#BuckeyeForLife: Kelley Crooks '78

 

Name: Colonel (Ret.) Kelley Crooks

Hometown:  Born at Castle Air Force Base, California, but consider Columbus my hometown

Current city:  San Antonio, Texas

Graduation year(s):  1978 (BA, OSU); 1984 (MS, U of Southern Miss); 2000 (MA, Air University)

College(s):  The Ohio State University (BA); University of Southern Mississippi (MS); US Air Force Air University (MA)

Major(s):  BA, Communications; MS, Teleprocessing Science; MA, Strategic Military Operations

Extracurricular activities:  Warner Qube TV intern,  voter registration activities, TKE Associate

What can you say about the servicemen and women who keep America safe?

I salute each and every one of them!  You can train anyone to fire a weapon, or fly a plane, or steer a ship, but what you can't train is the deep love for this country that drives our volunteer military men and women to step forward and vow, "Not on my watch!"   Those who don the uniform of our U.S. military sacrifice to guard not just the people, but America the nation--our sovereignty and our liberty, and they allow us the freedom to grow "in order to form a more perfect Union."  I'm proud to have served with so many patriots during my military career--they are the best of the best-- and I just hope we as a nation can maintain the ideals of the Constitution that make this country great!               

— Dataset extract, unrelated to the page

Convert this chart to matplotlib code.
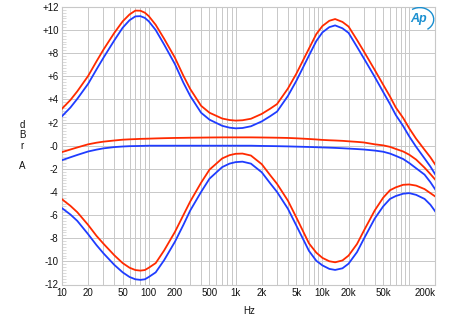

Tell us about Military City USA Radio and how can alumni tune in?

Military City USA radio is about all things military in San Antonio, Texas and is intended to inform and educate the program listeners about the diversity and importance of the over 200 military missions and the men and women who command them.  Mark Frye (OSU alumni) interviews key representatives of the military, the surrounding community, and the civic organizations that support the military in San Antonio.  Some of the programs focus on specific events--for example, the 100th Anniversary of Military Aviation or the 40th Annual Celebrate America’s Military.  In addition to mission-focused programs, they produce shows featuring military history or military career fields (fighter pilots, doctors, historians and intelligence gatherers for instance).  While the radio program is broadcast live in San Antonio, it can be listened to online at www.militarycityusaradio.com.

You worked in the Clinton White House as Presidential Response Officer. What was that experience like? 

Many people don't know that the White House Communications Agency, a DoD organization, provides nearly all of the communications and audiovisual support to the President, the White House Staff, and the Secret Service.  Like any other job, it had its ups and downs.  I was able to meet people in Hollywood, DC, or overseas that others normally don't meet, and watch national events unfold from a unique perspective.  On the other hand, as one might surmise, there were additional issues to deal with during that Administration.  But all in all, I wouldn't trade the experience and all the funny stories for anything.

What is the value of freedom in your view? 

Freedom is the foundation of American success.  Nations around the world try but may never be able to emulate what we have here.  Our combination of natural resources, independence, diversity, entrepreneurial spirit, the liberty to seek all possible opportunities and the willingness of our people, through our military, to fight for our freedom is unique. 

What does Ohio State mean to you? 

Because I moved so much as a kid and as a Serviceman (17 different states, 24 moves), I've considered Ohio State to be my one constant.  OSU has been a home away from home, providing stability and a sense of belonging no matter where life took me.  Whether in Hawaii, Alaska, or in Baghdad, I always knew that there was a fellow Buckeye not far away and all I had to do was yell "OH-" fully expecting an echoing "-IO" to soon follow.  To me, "OH-" "-IO", "Go Bucks" is something akin to the Marines "Semper Fidelis"-- Ever Faithful. 

What was your most memorable moment at Ohio State?  

I have two.  First is squeezing into the old South stand seats at the "Shoe" with my older brothers, also OSU alumni, cheering for "our" Buckeyes with unyielding dedication.  The second is working for the innovative Warner QUBE cable TV company as an OSU intern.  I was in consumer affairs and did some undercover work on a national scam resulted in my being interviewed by NBC TV. 

Who was one of your favorite faculty members? 

Military History, Allen Mallett.  To me, Mr Mallett and Woody Hayes were two great military historians.  Mr Mallett would explain strategy and tactics like Sun Tzu from Monday through Friday, and then I'd watch how General Woody "Patton" Hayes would put those principles to work on Saturdays during the "Ten Year War" with Bo.

What was your favorite campus hangout and why?

I wasn't much of a "hangout" person, didn't drink much.  I held a variety of jobs, and liked to play sports, or walk the Oval.  But when my brothers and friends got me out, we normally went to the Varsity Club or one of the local pubs.